■ **Do this**
Transcribe the data in full and exactly, omitting any pictures.

^^^^

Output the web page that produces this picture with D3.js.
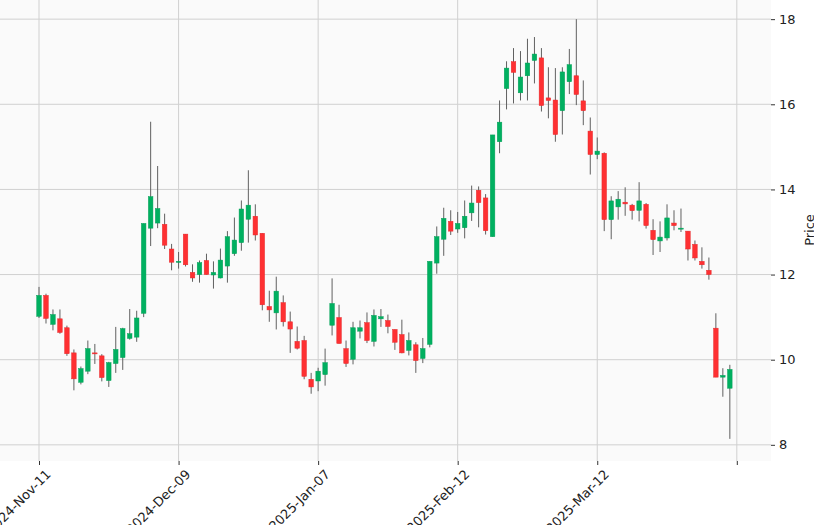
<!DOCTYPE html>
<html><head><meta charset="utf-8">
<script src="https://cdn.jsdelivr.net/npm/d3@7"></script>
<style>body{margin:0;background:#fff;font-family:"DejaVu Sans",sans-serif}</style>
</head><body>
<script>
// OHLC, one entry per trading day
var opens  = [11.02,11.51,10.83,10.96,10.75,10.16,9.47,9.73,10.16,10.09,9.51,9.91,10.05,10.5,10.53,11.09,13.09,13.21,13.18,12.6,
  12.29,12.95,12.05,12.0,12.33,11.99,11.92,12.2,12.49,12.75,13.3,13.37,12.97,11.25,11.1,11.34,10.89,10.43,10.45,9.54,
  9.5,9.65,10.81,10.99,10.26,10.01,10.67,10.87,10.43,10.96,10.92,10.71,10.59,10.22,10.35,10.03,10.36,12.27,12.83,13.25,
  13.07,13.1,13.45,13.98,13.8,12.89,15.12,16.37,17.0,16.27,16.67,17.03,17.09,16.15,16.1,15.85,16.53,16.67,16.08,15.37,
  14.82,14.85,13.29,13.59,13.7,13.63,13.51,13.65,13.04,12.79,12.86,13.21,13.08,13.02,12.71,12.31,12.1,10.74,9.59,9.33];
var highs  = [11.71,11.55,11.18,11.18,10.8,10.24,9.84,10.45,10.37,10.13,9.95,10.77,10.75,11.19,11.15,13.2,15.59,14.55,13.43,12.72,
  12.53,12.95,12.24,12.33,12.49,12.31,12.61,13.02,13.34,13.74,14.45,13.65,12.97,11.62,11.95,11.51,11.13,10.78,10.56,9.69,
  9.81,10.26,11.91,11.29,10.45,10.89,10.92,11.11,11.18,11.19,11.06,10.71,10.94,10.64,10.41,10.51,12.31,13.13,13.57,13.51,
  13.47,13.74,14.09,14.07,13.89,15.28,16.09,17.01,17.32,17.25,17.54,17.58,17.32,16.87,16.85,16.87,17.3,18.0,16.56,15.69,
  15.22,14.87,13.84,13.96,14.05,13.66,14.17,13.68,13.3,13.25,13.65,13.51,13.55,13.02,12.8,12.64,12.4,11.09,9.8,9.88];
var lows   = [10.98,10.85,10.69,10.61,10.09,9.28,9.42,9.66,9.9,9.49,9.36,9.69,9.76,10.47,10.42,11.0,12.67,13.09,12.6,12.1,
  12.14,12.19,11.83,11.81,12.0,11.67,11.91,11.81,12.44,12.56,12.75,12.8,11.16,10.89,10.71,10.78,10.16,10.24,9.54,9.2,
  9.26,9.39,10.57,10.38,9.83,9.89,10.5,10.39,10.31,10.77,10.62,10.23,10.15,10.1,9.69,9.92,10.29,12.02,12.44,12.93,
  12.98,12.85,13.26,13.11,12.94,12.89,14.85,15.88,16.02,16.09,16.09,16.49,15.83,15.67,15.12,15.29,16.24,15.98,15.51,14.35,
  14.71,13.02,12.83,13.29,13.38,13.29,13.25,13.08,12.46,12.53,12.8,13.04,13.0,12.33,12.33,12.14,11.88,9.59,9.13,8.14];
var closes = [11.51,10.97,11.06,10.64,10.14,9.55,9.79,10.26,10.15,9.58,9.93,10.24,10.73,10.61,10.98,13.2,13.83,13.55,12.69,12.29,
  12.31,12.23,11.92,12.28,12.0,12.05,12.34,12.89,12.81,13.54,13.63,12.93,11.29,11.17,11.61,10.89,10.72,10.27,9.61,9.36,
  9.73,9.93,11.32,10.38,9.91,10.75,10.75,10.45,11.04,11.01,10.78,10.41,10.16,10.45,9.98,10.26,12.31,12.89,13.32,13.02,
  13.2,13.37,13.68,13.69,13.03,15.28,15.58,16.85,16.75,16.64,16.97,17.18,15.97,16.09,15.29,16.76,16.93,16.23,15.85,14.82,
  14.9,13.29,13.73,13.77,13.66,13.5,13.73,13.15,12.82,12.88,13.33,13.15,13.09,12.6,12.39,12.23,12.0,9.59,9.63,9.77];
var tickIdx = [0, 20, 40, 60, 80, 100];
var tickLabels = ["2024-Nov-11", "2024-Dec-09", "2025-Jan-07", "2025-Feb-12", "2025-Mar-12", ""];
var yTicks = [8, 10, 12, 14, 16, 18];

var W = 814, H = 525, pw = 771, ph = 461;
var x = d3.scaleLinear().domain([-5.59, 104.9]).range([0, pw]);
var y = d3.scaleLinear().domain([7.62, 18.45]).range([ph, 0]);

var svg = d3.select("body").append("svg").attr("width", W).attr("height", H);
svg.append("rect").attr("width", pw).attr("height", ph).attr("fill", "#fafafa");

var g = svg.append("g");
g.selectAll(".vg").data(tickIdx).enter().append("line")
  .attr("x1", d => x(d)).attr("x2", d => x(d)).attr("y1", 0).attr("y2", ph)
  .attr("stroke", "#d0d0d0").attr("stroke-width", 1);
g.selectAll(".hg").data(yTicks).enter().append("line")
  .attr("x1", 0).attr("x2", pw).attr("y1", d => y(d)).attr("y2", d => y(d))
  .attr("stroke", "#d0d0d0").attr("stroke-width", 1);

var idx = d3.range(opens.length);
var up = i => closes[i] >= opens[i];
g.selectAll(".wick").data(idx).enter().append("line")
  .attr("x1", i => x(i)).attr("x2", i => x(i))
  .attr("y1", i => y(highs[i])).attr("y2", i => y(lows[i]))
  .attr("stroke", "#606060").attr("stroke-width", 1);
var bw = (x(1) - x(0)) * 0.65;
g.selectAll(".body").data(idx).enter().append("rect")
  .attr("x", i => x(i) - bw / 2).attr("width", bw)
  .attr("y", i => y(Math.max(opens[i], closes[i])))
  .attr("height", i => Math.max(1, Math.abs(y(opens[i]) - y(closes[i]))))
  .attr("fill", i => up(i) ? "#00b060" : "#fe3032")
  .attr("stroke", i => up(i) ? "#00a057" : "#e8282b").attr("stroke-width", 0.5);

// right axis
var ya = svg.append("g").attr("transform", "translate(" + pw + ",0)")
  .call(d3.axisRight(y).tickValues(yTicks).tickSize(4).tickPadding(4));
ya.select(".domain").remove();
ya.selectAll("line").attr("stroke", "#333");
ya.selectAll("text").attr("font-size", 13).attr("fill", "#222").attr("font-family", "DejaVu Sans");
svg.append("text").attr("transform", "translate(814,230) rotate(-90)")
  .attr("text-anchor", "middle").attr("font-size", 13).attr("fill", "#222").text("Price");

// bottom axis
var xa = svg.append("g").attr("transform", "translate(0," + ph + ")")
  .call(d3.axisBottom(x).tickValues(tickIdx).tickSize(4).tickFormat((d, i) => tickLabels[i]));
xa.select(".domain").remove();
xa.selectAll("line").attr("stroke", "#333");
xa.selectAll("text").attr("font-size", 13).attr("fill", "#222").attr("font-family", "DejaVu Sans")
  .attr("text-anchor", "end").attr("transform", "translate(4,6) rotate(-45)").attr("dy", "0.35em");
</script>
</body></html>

^^^^

■ **Response below**
Output the web page that produces this picture with D3.js.
<!DOCTYPE html>
<html><head><meta charset="utf-8">
<script src="https://cdn.jsdelivr.net/npm/d3@7"></script>
<style>body{margin:0;background:#fff;font-family:"DejaVu Sans",sans-serif}</style>
</head><body>
<script>
// OHLC, one entry per trading day
var opens  = [11.02,11.51,10.83,10.96,10.75,10.16,9.47,9.73,10.16,10.09,9.51,9.91,10.05,10.5,10.53,11.09,13.09,13.21,13.18,12.6,
  12.29,12.95,12.05,12.0,12.33,11.99,11.92,12.2,12.49,12.75,13.3,13.37,12.97,11.25,11.1,11.34,10.89,10.43,10.45,9.54,
  9.5,9.65,10.81,10.99,10.26,10.01,10.67,10.87,10.43,10.96,10.92,10.71,10.59,10.22,10.35,10.03,10.36,12.27,12.83,13.25,
  13.07,13.1,13.45,13.98,13.8,12.89,15.12,16.37,17.0,16.27,16.67,17.03,17.09,16.15,16.1,15.85,16.53,16.67,16.08,15.37,
  14.82,14.85,13.29,13.59,13.7,13.63,13.51,13.65,13.04,12.79,12.86,13.21,13.08,13.02,12.71,12.31,12.1,10.74,9.59,9.33];
var highs  = [11.71,11.55,11.18,11.18,10.8,10.24,9.84,10.45,10.37,10.13,9.95,10.77,10.75,11.19,11.15,13.2,15.59,14.55,13.43,12.72,
  12.53,12.95,12.24,12.33,12.49,12.31,12.61,13.02,13.34,13.74,14.45,13.65,12.97,11.62,11.95,11.51,11.13,10.78,10.56,9.69,
  9.81,10.26,11.91,11.29,10.45,10.89,10.92,11.11,11.18,11.19,11.06,10.71,10.94,10.64,10.41,10.51,12.31,13.13,13.57,13.51,
  13.47,13.74,14.09,14.07,13.89,15.28,16.09,17.01,17.32,17.25,17.54,17.58,17.32,16.87,16.85,16.87,17.3,18.0,16.56,15.69,
  15.22,14.87,13.84,13.96,14.05,13.66,14.17,13.68,13.3,13.25,13.65,13.51,13.55,13.02,12.8,12.64,12.4,11.09,9.8,9.88];
var lows   = [10.98,10.85,10.69,10.61,10.09,9.28,9.42,9.66,9.9,9.49,9.36,9.69,9.76,10.47,10.42,11.0,12.67,13.09,12.6,12.1,
  12.14,12.19,11.83,11.81,12.0,11.67,11.91,11.81,12.44,12.56,12.75,12.8,11.16,10.89,10.71,10.78,10.16,10.24,9.54,9.2,
  9.26,9.39,10.57,10.38,9.83,9.89,10.5,10.39,10.31,10.77,10.62,10.23,10.15,10.1,9.69,9.92,10.29,12.02,12.44,12.93,
  12.98,12.85,13.26,13.11,12.94,12.89,14.85,15.88,16.02,16.09,16.09,16.49,15.83,15.67,15.12,15.29,16.24,15.98,15.51,14.35,
  14.71,13.02,12.83,13.29,13.38,13.29,13.25,13.08,12.46,12.53,12.8,13.04,13.0,12.33,12.33,12.14,11.88,9.59,9.13,8.14];
var closes = [11.51,10.97,11.06,10.64,10.14,9.55,9.79,10.26,10.15,9.58,9.93,10.24,10.73,10.61,10.98,13.2,13.83,13.55,12.69,12.29,
  12.31,12.23,11.92,12.28,12.0,12.05,12.34,12.89,12.81,13.54,13.63,12.93,11.29,11.17,11.61,10.89,10.72,10.27,9.61,9.36,
  9.73,9.93,11.32,10.38,9.91,10.75,10.75,10.45,11.04,11.01,10.78,10.41,10.16,10.45,9.98,10.26,12.31,12.89,13.32,13.02,
  13.2,13.37,13.68,13.69,13.03,15.28,15.58,16.85,16.75,16.64,16.97,17.18,15.97,16.09,15.29,16.76,16.93,16.23,15.85,14.82,
  14.9,13.29,13.73,13.77,13.66,13.5,13.73,13.15,12.82,12.88,13.33,13.15,13.09,12.6,12.39,12.23,12.0,9.59,9.63,9.77];
var tickIdx = [0, 20, 40, 60, 80, 100];
var tickLabels = ["2024-Nov-11", "2024-Dec-09", "2025-Jan-07", "2025-Feb-12", "2025-Mar-12", ""];
var yTicks = [8, 10, 12, 14, 16, 18];

var W = 814, H = 525, pw = 771, ph = 461;
var x = d3.scaleLinear().domain([-5.59, 104.9]).range([0, pw]);
var y = d3.scaleLinear().domain([7.62, 18.45]).range([ph, 0]);

var svg = d3.select("body").append("svg").attr("width", W).attr("height", H);
svg.append("rect").attr("width", pw).attr("height", ph).attr("fill", "#fafafa");

var g = svg.append("g");
g.selectAll(".vg").data(tickIdx).enter().append("line")
  .attr("x1", d => x(d)).attr("x2", d => x(d)).attr("y1", 0).attr("y2", ph)
  .attr("stroke", "#d0d0d0").attr("stroke-width", 1);
g.selectAll(".hg").data(yTicks).enter().append("line")
  .attr("x1", 0).attr("x2", pw).attr("y1", d => y(d)).attr("y2", d => y(d))
  .attr("stroke", "#d0d0d0").attr("stroke-width", 1);

var idx = d3.range(opens.length);
var up = i => closes[i] >= opens[i];
g.selectAll(".wick").data(idx).enter().append("line")
  .attr("x1", i => x(i)).attr("x2", i => x(i))
  .attr("y1", i => y(highs[i])).attr("y2", i => y(lows[i]))
  .attr("stroke", "#606060").attr("stroke-width", 1);
var bw = (x(1) - x(0)) * 0.65;
g.selectAll(".body").data(idx).enter().append("rect")
  .attr("x", i => x(i) - bw / 2).attr("width", bw)
  .attr("y", i => y(Math.max(opens[i], closes[i])))
  .attr("height", i => Math.max(1, Math.abs(y(opens[i]) - y(closes[i]))))
  .attr("fill", i => up(i) ? "#00b060" : "#fe3032")
  .attr("stroke", i => up(i) ? "#00a057" : "#e8282b").attr("stroke-width", 0.5);

// right axis
var ya = svg.append("g").attr("transform", "translate(" + pw + ",0)")
  .call(d3.axisRight(y).tickValues(yTicks).tickSize(4).tickPadding(4));
ya.select(".domain").remove();
ya.selectAll("line").attr("stroke", "#333");
ya.selectAll("text").attr("font-size", 13).attr("fill", "#222").attr("font-family", "DejaVu Sans");
svg.append("text").attr("transform", "translate(814,230) rotate(-90)")
  .attr("text-anchor", "middle").attr("font-size", 13).attr("fill", "#222").text("Price");

// bottom axis
var xa = svg.append("g").attr("transform", "translate(0," + ph + ")")
  .call(d3.axisBottom(x).tickValues(tickIdx).tickSize(4).tickFormat((d, i) => tickLabels[i]));
xa.select(".domain").remove();
xa.selectAll("line").attr("stroke", "#333");
xa.selectAll("text").attr("font-size", 13).attr("fill", "#222").attr("font-family", "DejaVu Sans")
  .attr("text-anchor", "end").attr("transform", "translate(4,6) rotate(-45)").attr("dy", "0.35em");
</script>
</body></html>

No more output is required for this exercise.